● TASK GOAL
Retype the records below word for word and omit any image.

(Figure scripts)
________________

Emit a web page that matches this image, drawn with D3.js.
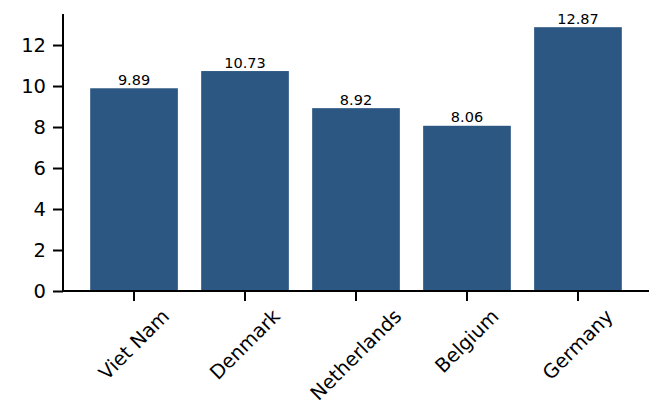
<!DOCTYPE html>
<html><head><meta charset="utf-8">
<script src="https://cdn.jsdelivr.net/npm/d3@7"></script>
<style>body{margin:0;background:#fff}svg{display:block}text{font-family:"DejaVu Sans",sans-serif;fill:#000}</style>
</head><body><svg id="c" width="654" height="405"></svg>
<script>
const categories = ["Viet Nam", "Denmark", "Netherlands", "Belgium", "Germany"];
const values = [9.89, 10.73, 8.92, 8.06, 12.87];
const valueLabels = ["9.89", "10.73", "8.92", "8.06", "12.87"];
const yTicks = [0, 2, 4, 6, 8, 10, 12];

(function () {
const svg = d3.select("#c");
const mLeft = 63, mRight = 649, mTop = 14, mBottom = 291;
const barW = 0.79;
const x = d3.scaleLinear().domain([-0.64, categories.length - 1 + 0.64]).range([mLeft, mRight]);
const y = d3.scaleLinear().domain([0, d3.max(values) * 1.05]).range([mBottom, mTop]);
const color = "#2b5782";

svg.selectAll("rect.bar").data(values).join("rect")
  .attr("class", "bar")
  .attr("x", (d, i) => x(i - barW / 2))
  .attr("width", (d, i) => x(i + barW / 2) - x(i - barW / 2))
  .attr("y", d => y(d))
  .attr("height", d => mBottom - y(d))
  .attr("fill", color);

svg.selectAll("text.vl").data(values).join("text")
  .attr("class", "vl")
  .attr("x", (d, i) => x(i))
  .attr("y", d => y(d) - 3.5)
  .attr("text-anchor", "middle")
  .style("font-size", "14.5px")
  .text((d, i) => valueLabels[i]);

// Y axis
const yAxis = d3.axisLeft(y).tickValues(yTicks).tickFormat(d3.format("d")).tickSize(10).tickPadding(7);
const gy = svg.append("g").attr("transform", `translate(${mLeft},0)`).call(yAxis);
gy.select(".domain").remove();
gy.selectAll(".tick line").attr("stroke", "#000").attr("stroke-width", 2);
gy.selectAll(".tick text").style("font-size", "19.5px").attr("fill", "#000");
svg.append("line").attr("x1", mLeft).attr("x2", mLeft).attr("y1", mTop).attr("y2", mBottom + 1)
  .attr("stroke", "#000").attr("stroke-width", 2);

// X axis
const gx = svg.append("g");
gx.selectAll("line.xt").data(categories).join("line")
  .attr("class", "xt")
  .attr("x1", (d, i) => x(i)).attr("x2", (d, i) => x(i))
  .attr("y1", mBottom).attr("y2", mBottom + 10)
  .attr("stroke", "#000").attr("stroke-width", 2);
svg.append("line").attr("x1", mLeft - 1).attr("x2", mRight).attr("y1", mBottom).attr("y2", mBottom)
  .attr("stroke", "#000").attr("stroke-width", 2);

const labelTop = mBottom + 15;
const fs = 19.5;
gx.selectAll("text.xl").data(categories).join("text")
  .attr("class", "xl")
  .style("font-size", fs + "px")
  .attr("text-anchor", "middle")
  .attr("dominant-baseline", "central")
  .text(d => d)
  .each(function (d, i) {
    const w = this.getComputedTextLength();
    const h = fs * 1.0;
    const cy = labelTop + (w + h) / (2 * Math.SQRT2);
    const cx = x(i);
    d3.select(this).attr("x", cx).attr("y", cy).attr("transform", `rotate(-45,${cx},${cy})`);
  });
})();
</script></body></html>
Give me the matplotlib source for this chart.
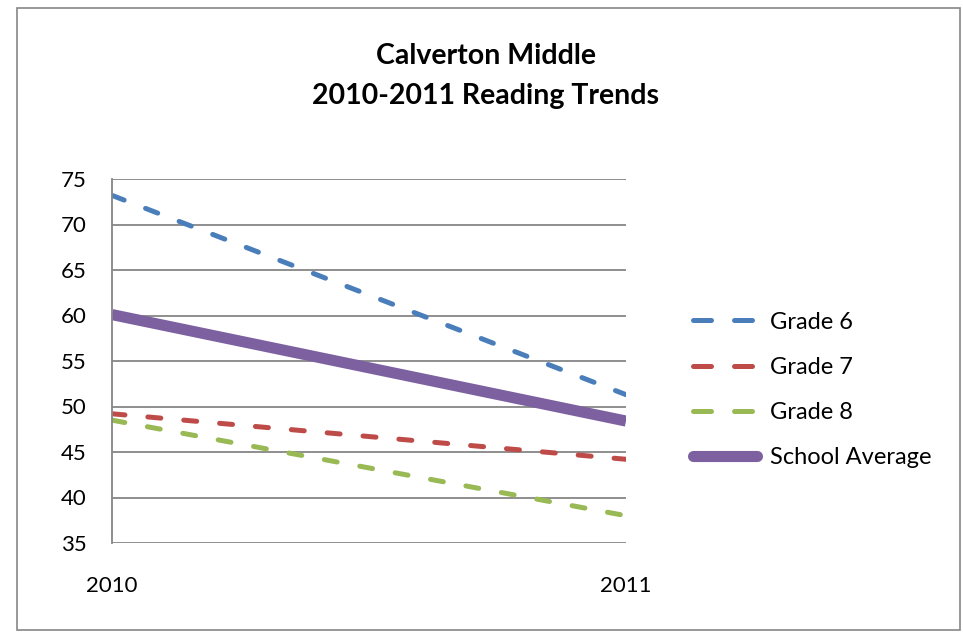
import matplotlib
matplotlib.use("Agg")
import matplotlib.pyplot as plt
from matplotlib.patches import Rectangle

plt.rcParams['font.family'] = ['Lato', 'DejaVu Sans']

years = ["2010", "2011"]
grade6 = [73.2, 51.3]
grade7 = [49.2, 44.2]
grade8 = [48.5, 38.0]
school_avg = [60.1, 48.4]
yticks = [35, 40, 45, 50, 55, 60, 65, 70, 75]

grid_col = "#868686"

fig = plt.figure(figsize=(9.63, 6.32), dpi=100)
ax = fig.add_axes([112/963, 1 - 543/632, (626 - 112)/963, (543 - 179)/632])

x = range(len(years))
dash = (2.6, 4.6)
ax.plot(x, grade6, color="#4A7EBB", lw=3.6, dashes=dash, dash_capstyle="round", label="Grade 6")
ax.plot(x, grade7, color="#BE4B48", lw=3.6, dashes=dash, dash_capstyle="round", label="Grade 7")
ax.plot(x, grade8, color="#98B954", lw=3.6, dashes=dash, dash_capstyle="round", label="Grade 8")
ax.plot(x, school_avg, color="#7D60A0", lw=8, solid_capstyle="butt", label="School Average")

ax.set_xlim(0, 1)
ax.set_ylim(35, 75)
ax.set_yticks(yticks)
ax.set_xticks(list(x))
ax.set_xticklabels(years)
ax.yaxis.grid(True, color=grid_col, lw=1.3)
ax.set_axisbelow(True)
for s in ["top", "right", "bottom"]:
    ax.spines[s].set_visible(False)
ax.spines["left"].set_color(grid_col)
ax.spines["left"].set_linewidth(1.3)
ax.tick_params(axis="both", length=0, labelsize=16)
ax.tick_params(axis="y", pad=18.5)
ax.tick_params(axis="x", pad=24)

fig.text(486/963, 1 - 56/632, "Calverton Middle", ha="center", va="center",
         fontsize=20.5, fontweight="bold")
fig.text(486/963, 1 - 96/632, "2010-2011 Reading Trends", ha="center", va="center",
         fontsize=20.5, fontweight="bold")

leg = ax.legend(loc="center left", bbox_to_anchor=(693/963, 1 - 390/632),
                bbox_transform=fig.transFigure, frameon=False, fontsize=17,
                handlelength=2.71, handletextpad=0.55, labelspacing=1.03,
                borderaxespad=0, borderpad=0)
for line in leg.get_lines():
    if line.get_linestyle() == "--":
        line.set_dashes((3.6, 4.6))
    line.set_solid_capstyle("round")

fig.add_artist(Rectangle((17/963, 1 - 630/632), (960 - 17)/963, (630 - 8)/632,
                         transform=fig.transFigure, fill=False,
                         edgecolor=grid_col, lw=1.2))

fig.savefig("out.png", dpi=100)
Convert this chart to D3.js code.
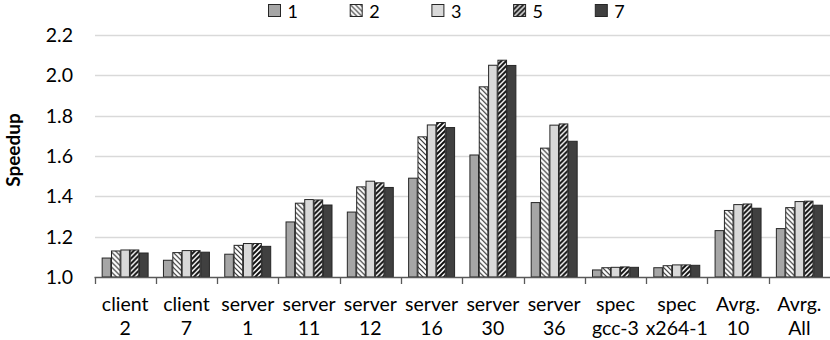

________________

● ANSWER TO THE PROBLEM
Emit a web page that matches this image, drawn with D3.js.
<!DOCTYPE html>
<html><head><meta charset="utf-8">
<script src="https://cdn.jsdelivr.net/npm/d3@7"></script>
<style>body{margin:0;background:#fff}svg{display:block}text{font-family:"DejaVu Sans",sans-serif;fill:#000}</style>
</head><body><svg id="c" width="654" height="405"></svg>
<script>
const categories = ["Viet Nam", "Denmark", "Netherlands", "Belgium", "Germany"];
const values = [9.89, 10.73, 8.92, 8.06, 12.87];
const valueLabels = ["9.89", "10.73", "8.92", "8.06", "12.87"];
const yTicks = [0, 2, 4, 6, 8, 10, 12];

(function () {
const svg = d3.select("#c");
const mLeft = 63, mRight = 649, mTop = 14, mBottom = 291;
const barW = 0.79;
const x = d3.scaleLinear().domain([-0.64, categories.length - 1 + 0.64]).range([mLeft, mRight]);
const y = d3.scaleLinear().domain([0, d3.max(values) * 1.05]).range([mBottom, mTop]);
const color = "#2b5782";

svg.selectAll("rect.bar").data(values).join("rect")
  .attr("class", "bar")
  .attr("x", (d, i) => x(i - barW / 2))
  .attr("width", (d, i) => x(i + barW / 2) - x(i - barW / 2))
  .attr("y", d => y(d))
  .attr("height", d => mBottom - y(d))
  .attr("fill", color);

svg.selectAll("text.vl").data(values).join("text")
  .attr("class", "vl")
  .attr("x", (d, i) => x(i))
  .attr("y", d => y(d) - 3.5)
  .attr("text-anchor", "middle")
  .style("font-size", "14.5px")
  .text((d, i) => valueLabels[i]);

// Y axis
const yAxis = d3.axisLeft(y).tickValues(yTicks).tickFormat(d3.format("d")).tickSize(10).tickPadding(7);
const gy = svg.append("g").attr("transform", `translate(${mLeft},0)`).call(yAxis);
gy.select(".domain").remove();
gy.selectAll(".tick line").attr("stroke", "#000").attr("stroke-width", 2);
gy.selectAll(".tick text").style("font-size", "19.5px").attr("fill", "#000");
svg.append("line").attr("x1", mLeft).attr("x2", mLeft).attr("y1", mTop).attr("y2", mBottom + 1)
  .attr("stroke", "#000").attr("stroke-width", 2);

// X axis
const gx = svg.append("g");
gx.selectAll("line.xt").data(categories).join("line")
  .attr("class", "xt")
  .attr("x1", (d, i) => x(i)).attr("x2", (d, i) => x(i))
  .attr("y1", mBottom).attr("y2", mBottom + 10)
  .attr("stroke", "#000").attr("stroke-width", 2);
svg.append("line").attr("x1", mLeft - 1).attr("x2", mRight).attr("y1", mBottom).attr("y2", mBottom)
  .attr("stroke", "#000").attr("stroke-width", 2);

const labelTop = mBottom + 15;
const fs = 19.5;
gx.selectAll("text.xl").data(categories).join("text")
  .attr("class", "xl")
  .style("font-size", fs + "px")
  .attr("text-anchor", "middle")
  .attr("dominant-baseline", "central")
  .text(d => d)
  .each(function (d, i) {
    const w = this.getComputedTextLength();
    const h = fs * 1.0;
    const cy = labelTop + (w + h) / (2 * Math.SQRT2);
    const cx = x(i);
    d3.select(this).attr("x", cx).attr("y", cy).attr("transform", `rotate(-45,${cx},${cy})`);
  });
})();
</script></body></html>
Give me the matplotlib source for this chart.
import matplotlib
matplotlib.use("Agg")
import matplotlib.pyplot as plt
from matplotlib.patches import Rectangle

plt.rcParams['font.family'] = ['Lato', 'DejaVu Sans']

years = ["2010", "2011"]
grade6 = [73.2, 51.3]
grade7 = [49.2, 44.2]
grade8 = [48.5, 38.0]
school_avg = [60.1, 48.4]
yticks = [35, 40, 45, 50, 55, 60, 65, 70, 75]

grid_col = "#868686"

fig = plt.figure(figsize=(9.63, 6.32), dpi=100)
ax = fig.add_axes([112/963, 1 - 543/632, (626 - 112)/963, (543 - 179)/632])

x = range(len(years))
dash = (2.6, 4.6)
ax.plot(x, grade6, color="#4A7EBB", lw=3.6, dashes=dash, dash_capstyle="round", label="Grade 6")
ax.plot(x, grade7, color="#BE4B48", lw=3.6, dashes=dash, dash_capstyle="round", label="Grade 7")
ax.plot(x, grade8, color="#98B954", lw=3.6, dashes=dash, dash_capstyle="round", label="Grade 8")
ax.plot(x, school_avg, color="#7D60A0", lw=8, solid_capstyle="butt", label="School Average")

ax.set_xlim(0, 1)
ax.set_ylim(35, 75)
ax.set_yticks(yticks)
ax.set_xticks(list(x))
ax.set_xticklabels(years)
ax.yaxis.grid(True, color=grid_col, lw=1.3)
ax.set_axisbelow(True)
for s in ["top", "right", "bottom"]:
    ax.spines[s].set_visible(False)
ax.spines["left"].set_color(grid_col)
ax.spines["left"].set_linewidth(1.3)
ax.tick_params(axis="both", length=0, labelsize=16)
ax.tick_params(axis="y", pad=18.5)
ax.tick_params(axis="x", pad=24)

fig.text(486/963, 1 - 56/632, "Calverton Middle", ha="center", va="center",
         fontsize=20.5, fontweight="bold")
fig.text(486/963, 1 - 96/632, "2010-2011 Reading Trends", ha="center", va="center",
         fontsize=20.5, fontweight="bold")

leg = ax.legend(loc="center left", bbox_to_anchor=(693/963, 1 - 390/632),
                bbox_transform=fig.transFigure, frameon=False, fontsize=17,
                handlelength=2.71, handletextpad=0.55, labelspacing=1.03,
                borderaxespad=0, borderpad=0)
for line in leg.get_lines():
    if line.get_linestyle() == "--":
        line.set_dashes((3.6, 4.6))
    line.set_solid_capstyle("round")

fig.add_artist(Rectangle((17/963, 1 - 630/632), (960 - 17)/963, (630 - 8)/632,
                         transform=fig.transFigure, fill=False,
                         edgecolor=grid_col, lw=1.2))

fig.savefig("out.png", dpi=100)
Convert this chart to D3.js code.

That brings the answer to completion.